Ouais, c'était un paragraphe à métaphores scientifiques, et j'ai galéré à l'écrire.

Enfin, cet espace est vide ! Je me permets de mentionner vite fait les deux stères de bois que Daniel a eu l'excellente idée de se faire livrer la veille du déménagement. Merci, Daniel. Nous chargeons les dernières planches d’une série trouvée derrière une armoire (elle-même pleine à craquer). Les planches n'ont pas bougé depuis trente-cinq ans, mais on ne sait jamais elles peuvent servir. Je les foutrai bien au feu, mais on a déjà deux de stères de bois à cramer.
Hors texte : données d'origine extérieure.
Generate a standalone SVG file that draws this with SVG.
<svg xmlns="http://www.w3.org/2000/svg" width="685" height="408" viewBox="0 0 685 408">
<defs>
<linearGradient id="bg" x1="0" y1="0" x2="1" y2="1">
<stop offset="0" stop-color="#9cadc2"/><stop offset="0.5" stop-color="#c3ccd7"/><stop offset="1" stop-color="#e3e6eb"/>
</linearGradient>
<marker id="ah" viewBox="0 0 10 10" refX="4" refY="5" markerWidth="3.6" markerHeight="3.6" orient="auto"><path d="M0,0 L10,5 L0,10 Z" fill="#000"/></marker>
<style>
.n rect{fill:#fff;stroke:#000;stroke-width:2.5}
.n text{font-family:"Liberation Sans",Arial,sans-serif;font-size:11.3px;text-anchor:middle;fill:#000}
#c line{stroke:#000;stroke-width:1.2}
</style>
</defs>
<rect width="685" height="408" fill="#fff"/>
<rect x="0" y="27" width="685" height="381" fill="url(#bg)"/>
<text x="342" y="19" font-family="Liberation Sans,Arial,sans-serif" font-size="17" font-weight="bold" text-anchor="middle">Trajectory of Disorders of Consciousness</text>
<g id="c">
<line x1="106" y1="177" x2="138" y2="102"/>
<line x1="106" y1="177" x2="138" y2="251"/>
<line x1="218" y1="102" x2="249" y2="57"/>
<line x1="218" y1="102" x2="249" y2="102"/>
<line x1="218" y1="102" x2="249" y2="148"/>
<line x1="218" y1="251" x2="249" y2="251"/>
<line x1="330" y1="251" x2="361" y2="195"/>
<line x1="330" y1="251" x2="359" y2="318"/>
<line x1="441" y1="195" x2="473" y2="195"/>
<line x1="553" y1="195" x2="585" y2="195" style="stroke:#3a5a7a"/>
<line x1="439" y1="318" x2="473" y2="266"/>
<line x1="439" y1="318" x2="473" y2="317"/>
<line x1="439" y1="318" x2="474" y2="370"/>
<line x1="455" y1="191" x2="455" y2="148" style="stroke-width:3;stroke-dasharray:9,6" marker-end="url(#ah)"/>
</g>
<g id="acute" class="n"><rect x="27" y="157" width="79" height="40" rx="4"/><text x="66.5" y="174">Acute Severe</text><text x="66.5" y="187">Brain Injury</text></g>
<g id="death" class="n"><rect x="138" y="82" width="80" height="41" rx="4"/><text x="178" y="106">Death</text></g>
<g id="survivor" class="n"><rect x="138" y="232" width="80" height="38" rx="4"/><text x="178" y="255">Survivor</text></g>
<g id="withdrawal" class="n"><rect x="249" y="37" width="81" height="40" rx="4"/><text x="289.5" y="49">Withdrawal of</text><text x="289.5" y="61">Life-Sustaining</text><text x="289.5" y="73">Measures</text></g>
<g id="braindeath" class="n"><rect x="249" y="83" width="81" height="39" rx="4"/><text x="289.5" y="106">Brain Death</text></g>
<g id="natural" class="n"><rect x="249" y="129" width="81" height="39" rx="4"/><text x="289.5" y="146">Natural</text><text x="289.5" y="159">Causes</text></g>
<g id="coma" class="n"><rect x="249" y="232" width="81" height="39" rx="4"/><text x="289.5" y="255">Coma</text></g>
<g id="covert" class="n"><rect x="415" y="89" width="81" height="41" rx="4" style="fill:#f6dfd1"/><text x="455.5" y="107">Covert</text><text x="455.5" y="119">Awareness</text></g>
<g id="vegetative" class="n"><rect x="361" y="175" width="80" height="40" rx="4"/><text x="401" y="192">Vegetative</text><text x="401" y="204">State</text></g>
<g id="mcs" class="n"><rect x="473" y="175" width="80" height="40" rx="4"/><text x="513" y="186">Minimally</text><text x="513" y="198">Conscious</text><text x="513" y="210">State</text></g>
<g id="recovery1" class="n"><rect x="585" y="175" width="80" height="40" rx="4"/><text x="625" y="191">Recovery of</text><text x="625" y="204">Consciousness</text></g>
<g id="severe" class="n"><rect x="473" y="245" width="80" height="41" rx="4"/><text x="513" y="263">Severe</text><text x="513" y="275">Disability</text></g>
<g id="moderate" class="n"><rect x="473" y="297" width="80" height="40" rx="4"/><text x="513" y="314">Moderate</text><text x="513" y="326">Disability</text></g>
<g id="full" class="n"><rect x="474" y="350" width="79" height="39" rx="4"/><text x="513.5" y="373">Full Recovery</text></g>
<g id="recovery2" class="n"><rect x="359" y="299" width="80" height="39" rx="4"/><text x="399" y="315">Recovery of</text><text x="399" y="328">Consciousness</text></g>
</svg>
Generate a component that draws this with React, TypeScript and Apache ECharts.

Alors on les charge dans la camionnette. C'est le dernier voyage et je jubile à l’idée de siffler la bière d’un apéro mérité. Daniel n'est pas de cet avis.

« Plus qu'à vider la cave, et c’est terminé. »

La cave ? Je l'avais oubliée. Elle n’est pas très grande, ça devrait aller.

Quel naïf derechef !

La cave de cette maison, c’est simple. Normalement c’est un trou dans le sol. Des marches raides qui plongent dans un espace exigu, à peine grand pour deux personnes. Le plafond est si bas que l’unique ampoule est aveuglante. Les murs sont tapissés de bouteilles. Dédicace à un pote Vendéen : sache qu’en Anjou on se défend l’ami. On a exhumé de cette caverne près de cent litres de bibine.

Les bouteilles sont embarquées à l'arrière de la camionnette. Fort heureusement, il n'y a pas de dos d'âne sur la route que nous allons prendre. J'espère qu'il n'y aura pas la douane non plus. L’alcool est en soute, la réserve clandestine est vide, on va pouvoir y aller !

« Il reste les étagères. », dit Daniel, d'un ton qui n'appelle aucune réflexion.

Ah bah pourtant si, il va y voir une réflexion ! De quoi il me parle, lui, il en a pas marre ? Quelles étagères ? Je me rue à la cave pour percer le mystère. Ah. C’est pas les fondations de la maison, ça ? Si on démonte la maçonnerie, la baraque s'effondre, non ?

Hélas non, ce sont bien les étagères de Daniel. Des panneaux de béton d’un mètre sur deux pesant une tonne chacun. C’est solide. Ils ont foutu trente litres là-dessus et rien n'a bougé. Ces plaques sont soutenues par une élévation de briques pleines rouges, toutes aussi lourdes. C’est ça qu’il veut récupérer. Les plaques en béton sont à peine plus petites que l’entrée de la cave, et c’est un miracle si aucun doigt n’est arraché dans la manœuvre. On a failli en coincer une et se retrouver emmurés vivants. Bon courage à l'archéologue du futur pour trouver l'explication.

Quand on a chargé tout ça dans la camionnette… Vous avez déjà entendu des pneus hurler, vous ? Les quatre, en même temps. Grève générale. Ce qui m’inspire cette petite blague inopinée. Admirez :

Un pneu dit à l’autre : « Tu fais la grève, toi ?

— Pff, non, je suis crevé. »

Je suis désolé, mais après avoir trimbalé des tonnes de merde, la blague est valide !

L’essieu résiste, mais je crains que la camionnette ne se mette à léviter quand on la videra. Nous voilà dans notre dernier voyage vers la nouvelle adresse de nos deux protagonistes. Cent litres de gnôle et quatre cents kilos de maçonnerie au cul du camion, on prie pour que tout se passe bien chaque fois qu’on s’engage dans un rond-point. L'enjeu est d'éviter la décapitation par les plaques de béton.

C'est Daniel qui tient le volant, et c'est un chauffeur de bus à la retraite. Aujourd'hui, c'est sa cargaison de bibine qu'il transporte, et j'ai jamais vu une conduite aussi fluide. Un virtuose de la route. Il gère tous les feux de la ville pour éviter d'appuyer sur la pédale de frein.

Nous arrivons. Le coin est calme et sympa. Je comprends leur coup de cœur, la maison est jolie. Je ne lui trouve qu'un défaut : elle offre un sous-sol quatre fois plus grand que leur ancien garage.

Je suis très inquiet. Je sais qu’ils vont le remplir. Plusieurs fois.